O falso dilema Estado Vs iniciativa privada
Desse modo, é necessário, o papel do Estado como indutor do desenvolvimento, através de políticas públicas que conduzam a iniciativa privada a esse fim; com métodos que desestimulem vícios de agentes econômicos preocupados apenas na angariação de lucros e na premiação de outros, que realizem investimentos que se traduzam em empregos de qualidade e bons salários, os quais impactem positivamente na massa de consumo doméstica nacional.
Mas Pepa Silveira também acredita, que no cenário atual, a taxa de desemprego (apesar de reconhecidamente alta), está em seu nível de equilíbrio e que por isso, não pode se reduzir mais do que já o foi até hoje; ou seja, em um patamar confortável onde não há risco de inflação.
Algo que desmente um pouco sua suposta preocupação com o crescimento econômico, como instrumento de redução da pobreza, pois é exatamente através da massa salarial, que as pessoas ficam menos pobres, surgindo o dilema da inflação que corrói ganhos dos investimentos da Faria Lima.
E este é outro problema distributivo que passou longe do debate liberal de podcast, pois crescimento econômico sustentável só ocorre por meio de investimentos das empresas em seus processos produtivos e no capital humano disponível a elas.

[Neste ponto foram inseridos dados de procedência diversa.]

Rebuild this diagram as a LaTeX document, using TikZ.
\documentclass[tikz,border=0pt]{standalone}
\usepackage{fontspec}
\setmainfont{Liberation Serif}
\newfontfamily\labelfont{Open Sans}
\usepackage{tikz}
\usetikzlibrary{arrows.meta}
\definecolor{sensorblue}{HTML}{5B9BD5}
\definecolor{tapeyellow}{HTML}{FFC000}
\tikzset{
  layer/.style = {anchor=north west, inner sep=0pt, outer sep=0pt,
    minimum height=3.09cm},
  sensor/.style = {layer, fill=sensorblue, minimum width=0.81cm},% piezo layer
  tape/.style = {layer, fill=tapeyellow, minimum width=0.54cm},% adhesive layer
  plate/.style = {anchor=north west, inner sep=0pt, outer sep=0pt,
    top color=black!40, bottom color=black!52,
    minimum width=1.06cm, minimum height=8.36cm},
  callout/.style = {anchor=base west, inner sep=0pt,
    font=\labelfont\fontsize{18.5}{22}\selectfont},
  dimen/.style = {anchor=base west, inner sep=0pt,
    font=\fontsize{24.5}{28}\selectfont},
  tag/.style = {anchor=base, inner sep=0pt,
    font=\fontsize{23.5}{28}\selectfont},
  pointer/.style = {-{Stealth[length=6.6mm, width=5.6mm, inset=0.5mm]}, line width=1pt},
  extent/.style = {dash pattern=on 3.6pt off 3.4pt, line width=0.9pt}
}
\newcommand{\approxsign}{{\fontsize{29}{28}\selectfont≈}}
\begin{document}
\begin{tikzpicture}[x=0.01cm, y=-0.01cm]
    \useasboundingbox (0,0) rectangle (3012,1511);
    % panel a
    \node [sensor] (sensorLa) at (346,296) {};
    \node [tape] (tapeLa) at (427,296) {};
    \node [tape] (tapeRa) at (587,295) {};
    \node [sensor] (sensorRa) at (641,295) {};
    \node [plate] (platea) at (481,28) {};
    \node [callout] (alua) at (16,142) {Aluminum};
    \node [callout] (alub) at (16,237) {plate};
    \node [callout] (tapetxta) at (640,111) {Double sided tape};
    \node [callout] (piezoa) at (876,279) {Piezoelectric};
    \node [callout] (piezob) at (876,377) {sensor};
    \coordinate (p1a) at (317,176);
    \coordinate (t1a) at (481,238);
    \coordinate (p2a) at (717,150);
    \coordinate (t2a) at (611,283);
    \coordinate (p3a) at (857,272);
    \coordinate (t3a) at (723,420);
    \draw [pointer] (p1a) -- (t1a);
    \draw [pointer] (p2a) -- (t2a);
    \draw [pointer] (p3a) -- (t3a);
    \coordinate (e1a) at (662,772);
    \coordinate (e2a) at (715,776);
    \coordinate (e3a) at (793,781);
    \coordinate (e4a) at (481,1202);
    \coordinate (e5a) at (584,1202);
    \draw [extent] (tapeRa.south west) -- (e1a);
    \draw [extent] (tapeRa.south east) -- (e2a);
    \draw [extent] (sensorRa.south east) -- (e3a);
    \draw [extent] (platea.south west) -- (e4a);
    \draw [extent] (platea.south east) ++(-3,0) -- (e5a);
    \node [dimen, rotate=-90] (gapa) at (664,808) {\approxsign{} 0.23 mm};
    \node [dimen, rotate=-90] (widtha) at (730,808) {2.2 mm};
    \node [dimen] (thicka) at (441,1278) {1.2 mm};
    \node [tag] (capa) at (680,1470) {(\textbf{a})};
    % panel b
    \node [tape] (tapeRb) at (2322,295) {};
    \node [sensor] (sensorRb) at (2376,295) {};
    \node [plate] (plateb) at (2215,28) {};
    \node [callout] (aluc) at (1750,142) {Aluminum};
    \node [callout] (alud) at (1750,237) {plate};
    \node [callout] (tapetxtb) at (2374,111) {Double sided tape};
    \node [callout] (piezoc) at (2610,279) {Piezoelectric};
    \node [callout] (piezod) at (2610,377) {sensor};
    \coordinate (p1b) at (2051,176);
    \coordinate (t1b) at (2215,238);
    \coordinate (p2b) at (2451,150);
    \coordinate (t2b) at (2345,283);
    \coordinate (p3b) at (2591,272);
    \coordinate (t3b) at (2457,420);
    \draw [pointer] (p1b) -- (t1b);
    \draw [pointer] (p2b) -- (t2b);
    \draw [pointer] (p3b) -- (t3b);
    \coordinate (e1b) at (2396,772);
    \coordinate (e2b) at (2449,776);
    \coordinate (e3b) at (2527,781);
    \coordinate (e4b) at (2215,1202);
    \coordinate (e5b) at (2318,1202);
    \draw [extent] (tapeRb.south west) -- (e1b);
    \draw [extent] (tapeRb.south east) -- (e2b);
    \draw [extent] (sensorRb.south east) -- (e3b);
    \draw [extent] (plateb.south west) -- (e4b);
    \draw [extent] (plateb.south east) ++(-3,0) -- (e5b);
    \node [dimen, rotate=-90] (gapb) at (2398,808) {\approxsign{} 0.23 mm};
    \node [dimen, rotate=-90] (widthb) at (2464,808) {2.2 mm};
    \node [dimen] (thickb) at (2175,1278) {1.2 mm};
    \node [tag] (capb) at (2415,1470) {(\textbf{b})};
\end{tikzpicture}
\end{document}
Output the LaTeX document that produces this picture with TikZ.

Isso por sua vez, aumenta o nível de produtividade per capita do trabalhador e com ele, o crescimento do PIB, onde os salários seriam reajustados somente sob essa condição e não na reposição de perdas inflacionárias como é atualmente.
Além disso, é impossível prover crescimento econômico com uma estrutura tributária, que na prática, tira dos pobres para dar aos ricos, reduzindo o gasto público ao ponto de mutilar a economia, ao retirar o importante papel do Estado nesse propósito (uma mentalidade existente somente entre liberais do Brasil).
*PIB é o acrônimo para Produto Interno Bruto; trata-se da soma de todas as riquezas produzidas por uma economia (seja ela, municipal, estadual ou nacional), em um determinado período de tempo.